Poi però, quando la parte razionale di me riprende il controllo, mi dico che io non ho scelto di fare il cesareo, io ho dovuto fare un cesareo, dopo 40 ore interminabili di contrazioni; in un certo senso ho subito un cesareo perchè non c’era altro da fare, perchè il mio utero non si dilatava. Non è vero che non sono stata in grado di partorire, non è vero che sono una fallita, non è vero che non sono stata in grado di sopportare il dolore; io il dolore l’ho sopportato per molte ore e il taglio è arrivato come conclusione di un percorso intenso, prova della mia capacità di sopportazione.

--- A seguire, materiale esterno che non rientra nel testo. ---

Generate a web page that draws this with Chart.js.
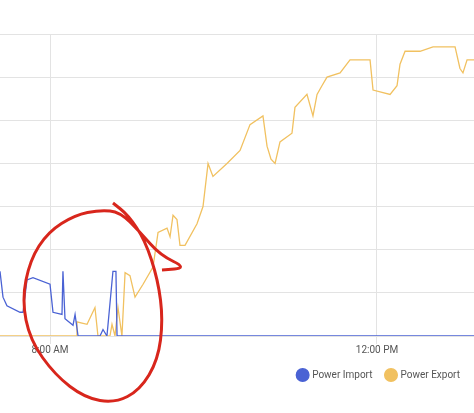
<!DOCTYPE html><html><head><style>html,body{margin:0;background:#fff}#w{width:474px;height:413px}</style>
<script src="https://cdn.jsdelivr.net/npm/chart.js@4/dist/chart.umd.min.js"></script></head><body><div id="w"><canvas id="c"></canvas></div>
<script>
const importX=[0,3,7,20,23,27,33,50,53,62,63,65,73,75,78,100,103,107,113,116,117,474];
const importV=[1.5,0.9,0.7,0.55,0.55,1.3,1.35,1.2,0.55,0.5,1.5,0.4,0.25,0.5,0,0,0.15,0,1.5,1.5,0,0];
const exportX=[0,76,77,82,87,95,98,110,112,115,118,122,125,130,135,143,153,158,167,170,173,177,180,185,197,203,208,213,227,240,250,263,267,271,275,280,292,295,307,313,317,322,327,340,350,360,370,373,390,397,400,405,420,433,455,460,463,467,474];
const exportV=[0,0,0.33,0.3,0.27,0.66,0,0,0.27,0,0.66,0,1.47,1.4,0.9,1.2,1.6,2.4,2.5,2.3,2.8,2.7,2.1,2.1,2.6,3.0,4.0,3.7,4.0,4.3,4.9,5.1,4.4,4.1,4.0,4.5,4.7,5.3,5.6,5.1,5.6,5.8,6.0,6.1,6.4,6.4,6.4,5.7,5.6,5.8,6.3,6.6,6.6,6.7,6.7,6.2,6.1,6.4,6.4];
const tickMinutes=[480,720];
const tickLabels=['8:00 AM','12:00 PM'];
const toMin=x=>Math.round((480+(x-50)*0.734)*10)/10;
const pts=(xs,vs)=>xs.map((x,i)=>({x:toMin(x),y:vs[i]}));
const circle=[[113,203],[128,215],[145,240],[158,280],[163,320],[158,360],[140,390],[115,403],[85,398],[55,375],[30,340],[22,300],[30,260],[48,232],[75,215],[100,210],[120,212],[140,232],[160,255],[187,268],[162,270]];
const redPlugin={id:'red',afterDraw(ch){const c=ch.ctx;c.save();c.strokeStyle='#d8261c';c.lineWidth=3;c.lineJoin='round';c.beginPath();circle.forEach((p,i)=>{if(i===0)c.moveTo(p[0],p[1]);else{const q=circle[i-1];c.quadraticCurveTo(q[0],q[1],(q[0]+p[0])/2,(q[1]+p[1])/2);}});const l=circle[circle.length-1];c.lineTo(l[0],l[1]);c.stroke();c.restore();}};
new Chart(document.getElementById('c'),{type:'line',data:{datasets:[
{label:'Power Import',data:pts(importX,importV),borderColor:'#4a62d4',backgroundColor:'#4a62d4',borderWidth:1.3,pointRadius:0,tension:0},
{label:'Power Export',data:pts(exportX,exportV),borderColor:'#f1c160',backgroundColor:'#f1c160',borderWidth:1.3,pointRadius:0,tension:0}]},
options:{responsive:true,maintainAspectRatio:false,animation:false,layout:{padding:{top:34,left:0,right:0,bottom:23}},
plugins:{tooltip:{enabled:false},legend:{position:'bottom',align:'end',labels:{usePointStyle:true,pointStyle:'circle',boxWidth:9,boxHeight:9,color:'#555',font:{family:'Roboto',size:10},padding:14}}},
scales:{x:{type:'linear',min:toMin(0),max:toMin(474),afterBuildTicks(a){a.ticks=tickMinutes.map(v=>({value:v}));},ticks:{padding:0,callback:(v)=>tickLabels[tickMinutes.indexOf(v)]||'',color:'#555',font:{family:'Roboto',size:10},maxRotation:0},grid:{color:'#e3e3e3'},border:{display:false}},
y:{min:0,max:7,ticks:{display:false,stepSize:1},grid:{color:'#e3e3e3',drawTicks:false},border:{display:false}}}},plugins:[redPlugin]});
</script></body></html>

E poi….anche se avessi scelto di fare il cesareo? Se avessi deciso coscientemente di fare un cesareo? Se avessi concordato con il medico un’operazione per far nascere mio figlio?
Sarei una mamma meno buona? Meno valida? Meno affettuosa e capace?

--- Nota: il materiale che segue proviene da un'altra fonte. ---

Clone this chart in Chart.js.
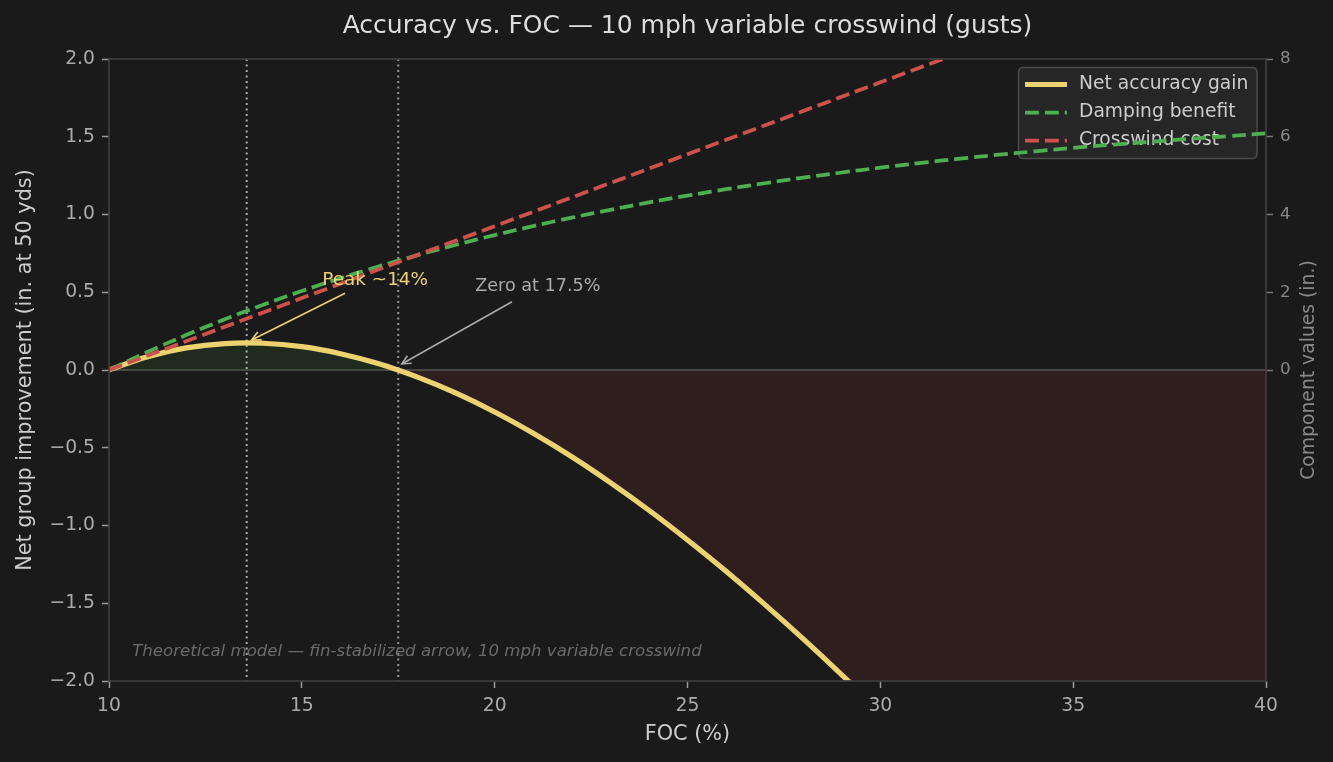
<!DOCTYPE html>
<html>
<head>
<meta charset="utf-8">
<script src="https://cdn.jsdelivr.net/npm/chart.js@4.4.1/dist/chart.umd.min.js"></script>
<style>
html,body{margin:0;padding:0;background:#1a1a1a;}
#wrap{width:1333px;height:762px;position:relative;}
</style>
</head>
<body>
<div id="wrap"><canvas id="c" width="1333" height="762"></canvas></div>
<script>
// ---------------- data ----------------
const focPercent     = [10, 11, 12, 13, 14, 15, 16, 17, 18, 19, 20, 21, 22, 23, 24, 25, 26, 27, 28, 29, 30, 31, 32, 33, 34, 35, 36, 37, 38, 39, 40];
const netGain        = [0, 0.086, 0.142, 0.170, 0.172, 0.150, 0.105, 0.040, -0.046, -0.149, -0.270, -0.407, -0.558, -0.724, -0.902, -1.093, -1.294, -1.507, -1.729, -1.960, -2.200, -2.448, -2.703, -2.965, -3.234, -3.509, -3.789, -4.075, -4.365, -4.661, -4.960];
const dampingBenefit = [0, 0.465, 0.898, 1.303, 1.680, 2.033, 2.361, 2.668, 2.954, 3.221, 3.470, 3.702, 3.919, 4.121, 4.310, 4.486, 4.651, 4.804, 4.947, 5.080, 5.205, 5.321, 5.430, 5.531, 5.625, 5.713, 5.795, 5.872, 5.943, 6.015, 6.085];
const crosswindCost  = [0, 0.37, 0.74, 1.11, 1.48, 1.85, 2.22, 2.59, 2.96, 3.33, 3.70, 4.07, 4.44, 4.81, 5.18, 5.55, 5.92, 6.29, 6.66, 7.03, 7.40, 7.77, 8.14, 8.51, 8.88, 9.25, 9.62, 9.99, 10.36, 10.73, 11.10];
const seriesLabels   = ['Net accuracy gain', 'Damping benefit', 'Crosswind cost'];
const peakFoc = 13.57;
const zeroFoc = 17.5;
const titleText = 'Accuracy vs. FOC \u2014 10 mph variable crosswind (gusts)';
const xTitle = 'FOC (%)';
const yTitle = 'Net group improvement (in. at 50 yds)';
const y1Title = 'Component values (in.)';
const noteText = 'Theoretical model \u2014 fin-stabilized arrow, 10 mph variable crosswind';
const peakLabel = 'Peak ~14%';
const zeroLabel = 'Zero at 17.5%';

// ---------------- style ----------------
const F = '"DejaVu Sans", sans-serif';
const BG = '#1a1a1a';
const YEL = '#ecd370';
const GRN = '#4caf50';
const RED = '#cf514c';
const SPINE = '#3e3e3e';

function arrow(ctx, x0, y0, x1, y1, color) {
  ctx.save();
  ctx.strokeStyle = color;
  ctx.lineWidth = 1.6;
  ctx.beginPath(); ctx.moveTo(x0, y0); ctx.lineTo(x1, y1); ctx.stroke();
  const ang = Math.atan2(y1 - y0, x1 - x0);
  const L = 10, W = 0.45;
  ctx.beginPath();
  ctx.moveTo(x1 - L * Math.cos(ang - W), y1 - L * Math.sin(ang - W));
  ctx.lineTo(x1, y1);
  ctx.lineTo(x1 - L * Math.cos(ang + W), y1 - L * Math.sin(ang + W));
  ctx.stroke();
  ctx.restore();
}

const deco = {
  id: 'deco',
  beforeDraw(chart) {
    const c = chart.ctx;
    c.save(); c.fillStyle = BG; c.fillRect(0, 0, chart.width, chart.height); c.restore();
  },
  beforeDatasetsDraw(chart) {
    const { ctx, chartArea: a, scales: { x, y } } = chart;
    ctx.save();
    // zero line
    const y0 = y.getPixelForValue(0);
    ctx.strokeStyle = '#555555'; ctx.lineWidth = 1.7;
    ctx.beginPath(); ctx.moveTo(a.left, y0); ctx.lineTo(a.right, y0); ctx.stroke();
    // dotted verticals
    ctx.lineWidth = 2; ctx.setLineDash([2.1, 3.4]);
    [[peakFoc, '#aaaaaa'], [zeroFoc, '#929292']].forEach(([v, col]) => {
      const px = x.getPixelForValue(v);
      ctx.strokeStyle = col;
      ctx.beginPath(); ctx.moveTo(px, a.top); ctx.lineTo(px, a.bottom); ctx.stroke();
    });
    ctx.setLineDash([]);
    // legend box
    const lx = 1018.5, ly = 67.5, lw = 238.5, lh = 91, r = 5;
    ctx.fillStyle = '#262626'; ctx.strokeStyle = '#4a4a4a'; ctx.lineWidth = 1.5;
    ctx.beginPath();
    ctx.moveTo(lx + r, ly); ctx.lineTo(lx + lw - r, ly); ctx.quadraticCurveTo(lx + lw, ly, lx + lw, ly + r);
    ctx.lineTo(lx + lw, ly + lh - r); ctx.quadraticCurveTo(lx + lw, ly + lh, lx + lw - r, ly + lh);
    ctx.lineTo(lx + r, ly + lh); ctx.quadraticCurveTo(lx, ly + lh, lx, ly + lh - r);
    ctx.lineTo(lx, ly + r); ctx.quadraticCurveTo(lx, ly, lx + r, ly);
    ctx.closePath(); ctx.fill(); ctx.stroke();
    const rows = [84.5, 112.5, 140.5];
    chart.data.datasets.forEach((ds, i) => {
      ctx.strokeStyle = ds.borderColor; ctx.lineWidth = ds.borderWidth;
      ctx.setLineDash(ds.borderDash || []);
      ctx.beginPath(); ctx.moveTo(1025, rows[i]); ctx.lineTo(1067, rows[i]); ctx.stroke();
      ctx.setLineDash([]);
      ctx.fillStyle = '#cccccc'; ctx.font = '18.7px ' + F; ctx.textBaseline = 'middle'; ctx.textAlign = 'left';
      ctx.fillText(ds.label, 1079, rows[i]);
    });
    ctx.restore();
  },
  afterDatasetsDraw(chart) {
    const { ctx, chartArea: a, scales: { x, y } } = chart;
    ctx.save();
    // spines
    ctx.strokeStyle = SPINE; ctx.lineWidth = 1.7;
    ctx.strokeRect(a.left, a.top, a.right - a.left, a.bottom - a.top);
    // annotations
    ctx.font = '18.4px ' + F; ctx.textAlign = 'center'; ctx.textBaseline = 'middle';
    ctx.fillStyle = YEL;
    ctx.fillText(peakLabel, x.getPixelForValue(16.9), y.getPixelForValue(0.58));
    arrow(ctx, x.getPixelForValue(16.12), y.getPixelForValue(0.493), x.getPixelForValue(13.70), y.getPixelForValue(0.193), YEL);
    ctx.font = '17.6px ' + F;
    ctx.fillStyle = '#aaaaaa';
    ctx.fillText(zeroLabel, x.getPixelForValue(21.12), y.getPixelForValue(0.535));
    arrow(ctx, x.getPixelForValue(20.45), y.getPixelForValue(0.439), x.getPixelForValue(17.59), y.getPixelForValue(0.039), '#aaaaaa');
    // note
    ctx.font = 'italic 16.6px ' + F; ctx.textAlign = 'left'; ctx.fillStyle = '#6a6a6a';
    ctx.fillText(noteText, a.left + 0.02 * (a.right - a.left), a.bottom - 0.047 * (a.bottom - a.top));
    ctx.restore();
  },
  afterDraw(chart) {
    const { ctx, chartArea: a } = chart;
    ctx.save();
    ctx.font = '25px ' + F; ctx.fillStyle = '#dddddd'; ctx.textAlign = 'center'; ctx.textBaseline = 'middle';
    ctx.fillText(titleText, (a.left + a.right) / 2, 26);
    // right axis title, reading bottom-to-top
    ctx.translate(1309, (a.top + a.bottom) / 2);
    ctx.rotate(-Math.PI / 2);
    ctx.font = '18.75px ' + F; ctx.fillStyle = '#888888';
    ctx.fillText(y1Title, 0, 0);
    ctx.restore();
  }
};

const pts = arr => focPercent.map((v, i) => ({ x: v, y: arr[i] }));

new Chart(document.getElementById('c'), {
  type: 'line',
  data: {
    datasets: [
      { label: seriesLabels[0], data: pts(netGain), yAxisID: 'y', borderColor: YEL, borderWidth: 5.2,
        pointRadius: 0, tension: 0.4, order: 2,
        fill: { target: 'origin', above: '#1f2b1d', below: '#2e1e1e' } },
      { label: seriesLabels[1], data: pts(dampingBenefit), yAxisID: 'y1', borderColor: GRN, borderWidth: 3.75,
        borderDash: [13.9, 6], borderCapStyle: 'butt', pointRadius: 0, tension: 0.4, order: 1, fill: false },
      { label: seriesLabels[2], data: pts(crosswindCost), yAxisID: 'y1', borderColor: RED, borderWidth: 3.75,
        borderDash: [13.9, 6], borderCapStyle: 'butt', pointRadius: 0, tension: 0, order: 0, fill: false }
    ]
  },
  options: {
    responsive: false, animation: false, devicePixelRatio: 1, events: [],
    layout: { padding: { top: 59, left: 0, right: 0, bottom: 0 } },
    plugins: {
      legend: { display: false }, title: { display: false }, tooltip: { enabled: false },
      filler: { drawTime: 'beforeDatasetsDraw' }
    },
    scales: {
      x: {
        type: 'linear', min: 10, max: 40,
        afterFit: s => { s.height = 81; },
        border: { display: false },
        grid: { display: true, drawOnChartArea: false, drawTicks: true, tickLength: 7, tickColor: '#999999', tickWidth: 1.5 },
        ticks: { stepSize: 5, color: '#aaaaaa', font: { family: F, size: 18.75 }, padding: 7, maxRotation: 0,
                 callback: v => String(v) },
        title: { display: true, text: xTitle, color: '#cccccc', font: { family: F, size: 20.8 }, padding: { top: 0, bottom: 14.5 } }
      },
      y: {
        type: 'linear', position: 'left', min: -2, max: 2,
        afterFit: s => { s.width = 109; },
        border: { display: false },
        grid: { display: true, drawOnChartArea: false, drawTicks: true, tickLength: 7, tickColor: '#999999', tickWidth: 1.5 },
        ticks: { stepSize: 0.5, color: '#aaaaaa', font: { family: F, size: 18.75 }, padding: 7,
                 callback: v => (Math.round(v * 10) / 10).toFixed(1).replace('-', '\u2212') },
        title: { display: true, text: yTitle, color: '#cccccc', font: { family: F, size: 20.8 }, padding: { top: 13, bottom: 0 } }
      },
      y1: {
        type: 'linear', position: 'right', min: -8, max: 8,
        afterFit: s => { s.width = 67; },
        border: { display: false },
        grid: { display: true, drawOnChartArea: false, drawTicks: true, tickLength: 7, tickColor: '#777777', tickWidth: 1.5 },
        ticks: { stepSize: 2, color: '#888888', font: { family: F, size: 16.7 }, padding: 7,
                 callback: v => (v >= 0 ? String(v) : null) },
        title: { display: false }
      }
    }
  },
  plugins: [deco]
});
</script>
</body>
</html>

Bhe, la risposta è no. Ogni donna segue il proprio percorso per diventare madre e quel percorso, naturale o meno che sia, è il percorso adatto a lei, alle sue capacità e alle sue caratteristiche.

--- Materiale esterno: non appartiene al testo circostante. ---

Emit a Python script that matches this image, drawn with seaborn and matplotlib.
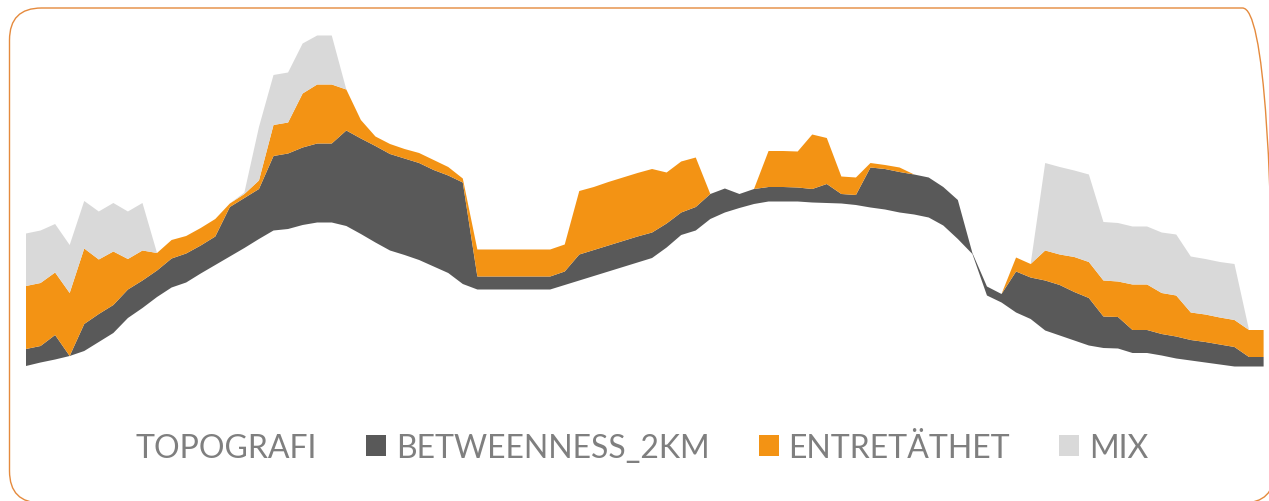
import numpy as np
import pandas as pd
import seaborn as sns
import matplotlib
matplotlib.use("Agg")
import matplotlib.pyplot as plt
from matplotlib.patches import Patch, FancyBboxPatch
from matplotlib.transforms import Affine2D

# Stacked layers along the route (86 sample points)
topografi = [28, 31.5, 34.5, 38, 43, 52, 61, 76, 86, 97,
             106.5, 111.5, 120.5, 129, 137.5, 146, 155, 163.5, 165, 169,
             171.5, 171.5, 168, 160, 151.5, 143.5, 139, 134, 127.5, 121,
             110, 104.5, 104.5, 104.5, 104.5, 104.5, 104.5, 109, 113.5, 118,
             122.5, 127, 131.5, 136, 146.5, 159, 163.5, 175, 181.5, 186,
             190, 192.5, 192.5, 192.5, 191.5, 191, 190.5, 189, 186.5, 184.5,
             181.5, 179.5, 176.5, 168.5, 155, 140, 98.5, 91.5, 81.5, 75,
             63.5, 58.5, 53.5, 48.5, 46, 45.5, 41, 41, 38.5, 35.5,
             33.5, 31.5, 29.5, 27.5, 27.5, 27.5]
betweenness_2km = [17, 16.5, 24.5, 0, 27, 28, 28, 28.5, 27.5, 26.5,
                   29, 29, 28, 28.5, 49.5, 50, 50, 74.5, 75.5, 77.5,
                   79, 79, 95.5, 95.5, 96.5, 96.5, 96.5, 97, 96.5, 97.5,
                   101.5, 13, 13, 13, 13, 13, 13, 13.5, 26, 26,
                   26, 26, 26, 25.5, 24, 22.5, 23.5, 25, 24, 14,
                   15, 14.5, 14.5, 14, 13.5, 19, 9.5, 10, 40, 40.5,
                   40.5, 40, 40, 38.5, 39, 1, 9, 8.5, 41, 41.5,
                   50, 50.5, 48.5, 47.5, 31.5, 31.5, 23, 23, 21.5, 22,
                   20.5, 20.5, 20, 19.5, 9.5, 9.5]
entretathet = [63, 63, 62.5, 63, 75.5, 54.5, 53.5, 30.5, 30, 17.5,
               18.5, 17.5, 17.5, 17.5, 3.5, 4, 8.5, 31, 31, 54,
               59, 59, 41, 18.5, 9.5, 10, 9.5, 10, 10, 8.5,
               4, 27, 27, 27, 27, 27, 27, 27, 63.5, 63,
               63.5, 63.5, 63.5, 63.5, 51, 51, 49.5, 0, 0, 0,
               0, 36, 36, 36, 54.5, 46, 17.5, 17.5, 4.5, 4,
               4.5, 0, 0, 0, 0, 0, 0, 0, 14, 13.5,
               30, 30.5, 35, 36, 36, 35.5, 45.5, 45.5, 41, 41,
               27.5, 27.5, 27, 27, 27, 27]
mix = [52.5, 52.5, 48.5, 48, 47.5, 48, 48.5, 47.5, 47.5, 0,
       0, 0, 0, 0, 0, 1.5, 53.5, 50, 50, 50,
       49, 49, 0, 0, 0, 0, 0, 0, 0, 0,
       0, 0, 0, 0, 0, 0, 0, 0, 0, 0,
       0, 0, 0, 0, 0, 0, 0, 0, 0, 0,
       0, 0, 0, 0, 0, 0, 0, 0, 0, 0,
       0, 0, 0, 0, 0, 0, 0, 0, 0, 0,
       87.5, 87.5, 86.5, 87.5, 58.5, 58.5, 58, 58, 60.5, 61,
       56, 55.5, 55.5, 56, 0, 0]

series_names = ["TOPOGRAFI", "BETWEENNESS_2KM", "ENTRETÄTHET", "MIX"]
series_colors = ["#FFFFFF", "#595959", "#F39314", "#D9D9D9"]

df = pd.DataFrame({
    "TOPOGRAFI": topografi,
    "BETWEENNESS_2KM": betweenness_2km,
    "ENTRETÄTHET": entretathet,
    "MIX": mix,
})
df.index.name = "punkt"

sns.set_theme(style="white")
plt.rcParams["font.family"] = ["Lato", "DejaVu Sans"]

W, H = 1269, 502
fig = plt.figure(figsize=(W / 100, H / 100), dpi=100)
fig.patch.set_facecolor("white")

ax = fig.add_axes([26 / W, (H - 395) / H, (1263.6 - 26) / W, 365 / H])
ax.stackplot(df.index, [df[c].values for c in series_names],
             colors=series_colors, linewidth=0, edgecolor="none")
ax.set_xlim(0, len(df) - 1)
ax.set_ylim(0, 365)
ax.set_xticks([])
ax.set_yticks([])
sns.despine(ax=ax, left=True, bottom=True)
ax.set_facecolor("none")

handles = [Patch(facecolor=c, edgecolor="none") for c in series_colors]
fig.legend(handles, series_names, loc="center", ncol=4,
           bbox_to_anchor=(627 / W, (H - 449) / H), frameon=False,
           fontsize=23, labelcolor="#7F7F7F",
           handlelength=0.62, handleheight=0.62, handletextpad=0.3,
           columnspacing=1.55, borderpad=0)

# Rounded chart-area frame, laid out in figure pixels (runs past the right and bottom edges)
px = Affine2D().scale(1 / W, 1 / H) + fig.transFigure
frame = FancyBboxPatch((9.5, -2), 1265, 495,
                       boxstyle="round,pad=0,rounding_size=32",
                       facecolor="none", edgecolor="#E58A3D", linewidth=1.0,
                       transform=px, zorder=5)
fig.patches.append(frame)

fig.savefig("out.png", dpi=100, facecolor="white")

In conclusione, mi rendo conto che il percorso di accetazione di questa esperienza è lungo e tortuoso; a tratti la mia parte emotiva prende il sopravvento e mi ritrovo in doccia a piangere pensando che non sono stata brava e non sono stata capace di partorire in maniera naturale; a tratti invece mi dico che non è vero, che ci ho provato, ma la natura e la meccanica del mio corpo hanno fatto il loro corso e che io non ci ho potuto fare molto.
Ma quello che più mi dispiace di questa mia esperienza è il fatto che le mie difficoltà di elaborazione dipendano dal messaggio che veicola la nostra società, messaggio che tende a demonizzare il parto cesareo, non tenendo conto che in alcuni casi è necessario e in altre è una scelta personale. Quello che invece mi rende felice è il sorriso di mio figlio, il grande e immenso sorriso che mi riserva alle 3 di mattina quando mi alzo per allattarlo. Ecco, in queste occasioni mi sento bene, felice, serena ed in pace con me stessa; il ricordo del mio parto svanisce insieme ala frustrazione di aver passato la prima ora di vita di mio figlio dormendo sul letto di una sala operatoria mentre mi ricucivano la pancia. In questi momenti sento che quello che conta è il rapporto che si crea giorno per giorno, rispetto ai primi istanti di vita, ad avere importanza; e in questo rapporto poco centra la modalità con al quale si è venuti al mondo.